(Code that draws figures)
=====
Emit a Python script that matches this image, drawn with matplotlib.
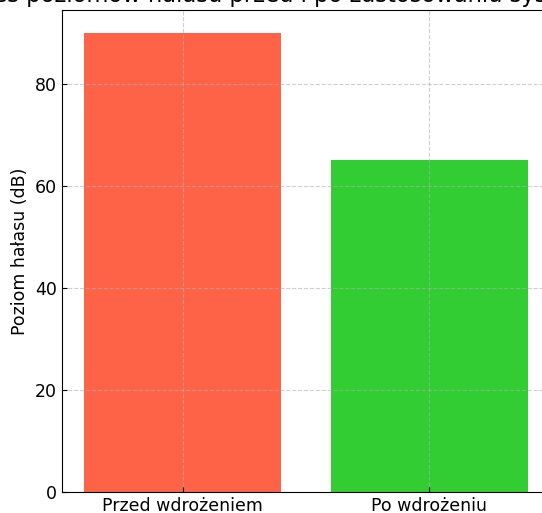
import matplotlib
matplotlib.use('Agg')
from matplotlib import pyplot as plt

# poziom hałasu przed i po wdrożeniu
etapy = ['Przed wdrożeniem', 'Po wdrożeniu']
poziom_db = [90, 65]
kolory = ['tomato', 'limegreen']


def main():
    fig = plt.figure(figsize=(5.42, 5.13), dpi=100)
    ax = fig.add_axes([0.1144, 0.0409, 0.9004, 0.9396])
    ax.bar(etapy, poziom_db, color=kolory)
    ax.set_title('Wykres poziomów hałasu przed i po zastosowaniu systemu ANC',
                 fontsize=16.3, x=0.484)
    ax.set_ylabel('Poziom hałasu (dB)', fontsize=12.5)
    ax.tick_params(labelsize=12.5, direction='in')
    ax.grid(True, linestyle='--', alpha=0.6)
    fig.savefig('out.png', dpi=100)


if __name__ == '__main__':
    main()
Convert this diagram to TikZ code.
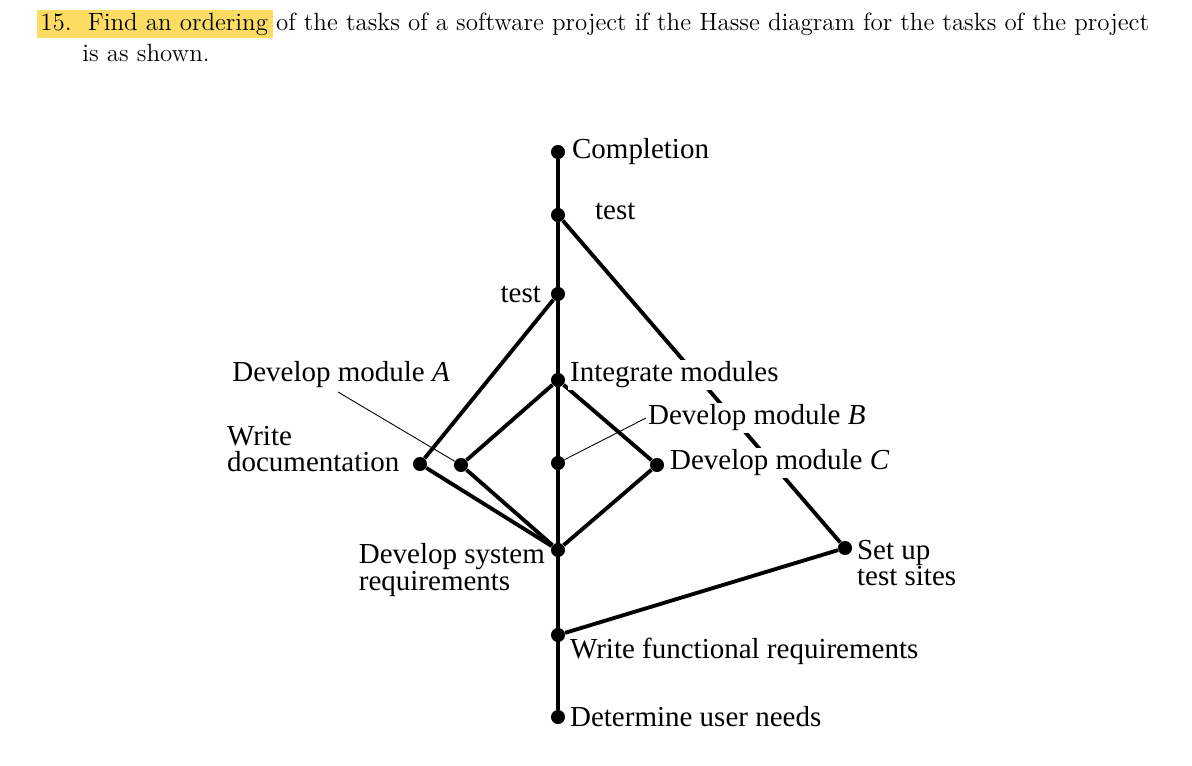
\documentclass[tikz,border=0pt]{standalone}
\usepackage{fontspec}
\newfontfamily\lab{Liberation Serif}
\begin{document}
\begin{tikzpicture}[x=0.02cm,y=-0.02cm,
  dot/.style={circle,fill=black,inner sep=0pt,minimum size=8pt},
  edge/.style={line width=2.2pt},
  lead/.style={line width=0.5pt},
  lbl/.style={font=\lab\fontsize{16.5}{18}\selectfont,inner sep=1pt,fill=white,align=left},
  ttl/.style={font=\fontsize{14.2}{17}\selectfont,inner sep=0pt,anchor=base west}]
\useasboundingbox (0,0) rectangle (1192,766);
\fill[yellow!60!orange!60] (37,10) rectangle (273,38);
\node[ttl] (t1) at (40,31) {15.\ \ Find an ordering of the tasks of a software project if the Hasse diagram for the tasks of the project};
\node[ttl] (t2) at (82,62) {is as shown.};
\node[dot] (comp) at (558,152) {};
\node[dot] (testT) at (558,215) {};
\node[dot] (testL) at (558,294) {};
\node[dot] (integ) at (558,380) {};
\node[dot] (modB) at (558,463) {};
\node[dot] (modA) at (461,465) {};
\node[dot] (doc) at (420,464) {};
\node[dot] (modC) at (657,465) {};
\node[dot] (sys) at (558,550) {};
\node[dot] (sites) at (845,548) {};
\node[dot] (func) at (558,635) {};
\node[dot] (user) at (558,717) {};
\draw[edge] (user) -- (comp);
\draw[edge] (testT) -- (sites);
\draw[edge] (testL) -- (doc) -- (sys);
\draw[edge] (integ) -- (modA) -- (sys);
\draw[edge] (integ) -- (modC) -- (sys);
\draw[edge] (sites) -- (func);
\node[lbl,anchor=west] (lcomp) at (570,152) {Completion};
\node[lbl,anchor=west] (ltestT) at (593,211) {test};
\node[lbl,anchor=east] (ltestL) at (543,294) {test};
\node[lbl,anchor=west] (linteg) at (568,375) {Integrate modules};
\node[lbl,anchor=east] (lA) at (452,375) {Develop module \textit{A}};
\node[lbl,anchor=west] (lB) at (646,418) {Develop module \textit{B}};
\node[lbl,anchor=west] (lC) at (668,463) {Develop module \textit{C}};
\node[lbl,anchor=west,fill=none] (ldoc) at (225,449) {Write\\[-3pt]documentation};
\node[lbl,anchor=east,fill=none] (lsys) at (547,570) {Develop system\\[-3pt]requirements};
\node[lbl,anchor=west,fill=none] (lsites) at (855,563) {Set up\\[-3pt]test sites};
\node[lbl,anchor=west] (lfunc) at (568,651) {Write functional requirements};
\node[lbl,anchor=west] (luser) at (568,717) {Determine user needs};
\draw[lead] (338,392) -- (modA);
\draw[lead] (lB.west) -- (modB);
\end{tikzpicture}
\end{document}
=====
** Task brief **
Transcribe the material exactly, leaving every picture out.

** Task answer **
Emit a Python script that matches this image, drawn with matplotlib.
import matplotlib
matplotlib.use('Agg')
from matplotlib import pyplot as plt

# poziom hałasu przed i po wdrożeniu
etapy = ['Przed wdrożeniem', 'Po wdrożeniu']
poziom_db = [90, 65]
kolory = ['tomato', 'limegreen']


def main():
    fig = plt.figure(figsize=(5.42, 5.13), dpi=100)
    ax = fig.add_axes([0.1144, 0.0409, 0.9004, 0.9396])
    ax.bar(etapy, poziom_db, color=kolory)
    ax.set_title('Wykres poziomów hałasu przed i po zastosowaniu systemu ANC',
                 fontsize=16.3, x=0.484)
    ax.set_ylabel('Poziom hałasu (dB)', fontsize=12.5)
    ax.tick_params(labelsize=12.5, direction='in')
    ax.grid(True, linestyle='--', alpha=0.6)
    fig.savefig('out.png', dpi=100)


if __name__ == '__main__':
    main()
Convert this diagram to TikZ code.
\documentclass[tikz,border=0pt]{standalone}
\usepackage{fontspec}
\newfontfamily\lab{Liberation Serif}
\begin{document}
\begin{tikzpicture}[x=0.02cm,y=-0.02cm,
  dot/.style={circle,fill=black,inner sep=0pt,minimum size=8pt},
  edge/.style={line width=2.2pt},
  lead/.style={line width=0.5pt},
  lbl/.style={font=\lab\fontsize{16.5}{18}\selectfont,inner sep=1pt,fill=white,align=left},
  ttl/.style={font=\fontsize{14.2}{17}\selectfont,inner sep=0pt,anchor=base west}]
\useasboundingbox (0,0) rectangle (1192,766);
\fill[yellow!60!orange!60] (37,10) rectangle (273,38);
\node[ttl] (t1) at (40,31) {15.\ \ Find an ordering of the tasks of a software project if the Hasse diagram for the tasks of the project};
\node[ttl] (t2) at (82,62) {is as shown.};
\node[dot] (comp) at (558,152) {};
\node[dot] (testT) at (558,215) {};
\node[dot] (testL) at (558,294) {};
\node[dot] (integ) at (558,380) {};
\node[dot] (modB) at (558,463) {};
\node[dot] (modA) at (461,465) {};
\node[dot] (doc) at (420,464) {};
\node[dot] (modC) at (657,465) {};
\node[dot] (sys) at (558,550) {};
\node[dot] (sites) at (845,548) {};
\node[dot] (func) at (558,635) {};
\node[dot] (user) at (558,717) {};
\draw[edge] (user) -- (comp);
\draw[edge] (testT) -- (sites);
\draw[edge] (testL) -- (doc) -- (sys);
\draw[edge] (integ) -- (modA) -- (sys);
\draw[edge] (integ) -- (modC) -- (sys);
\draw[edge] (sites) -- (func);
\node[lbl,anchor=west] (lcomp) at (570,152) {Completion};
\node[lbl,anchor=west] (ltestT) at (593,211) {test};
\node[lbl,anchor=east] (ltestL) at (543,294) {test};
\node[lbl,anchor=west] (linteg) at (568,375) {Integrate modules};
\node[lbl,anchor=east] (lA) at (452,375) {Develop module \textit{A}};
\node[lbl,anchor=west] (lB) at (646,418) {Develop module \textit{B}};
\node[lbl,anchor=west] (lC) at (668,463) {Develop module \textit{C}};
\node[lbl,anchor=west,fill=none] (ldoc) at (225,449) {Write\\[-3pt]documentation};
\node[lbl,anchor=east,fill=none] (lsys) at (547,570) {Develop system\\[-3pt]requirements};
\node[lbl,anchor=west,fill=none] (lsites) at (855,563) {Set up\\[-3pt]test sites};
\node[lbl,anchor=west] (lfunc) at (568,651) {Write functional requirements};
\node[lbl,anchor=west] (luser) at (568,717) {Determine user needs};
\draw[lead] (338,392) -- (modA);
\draw[lead] (lB.west) -- (modB);
\end{tikzpicture}
\end{document}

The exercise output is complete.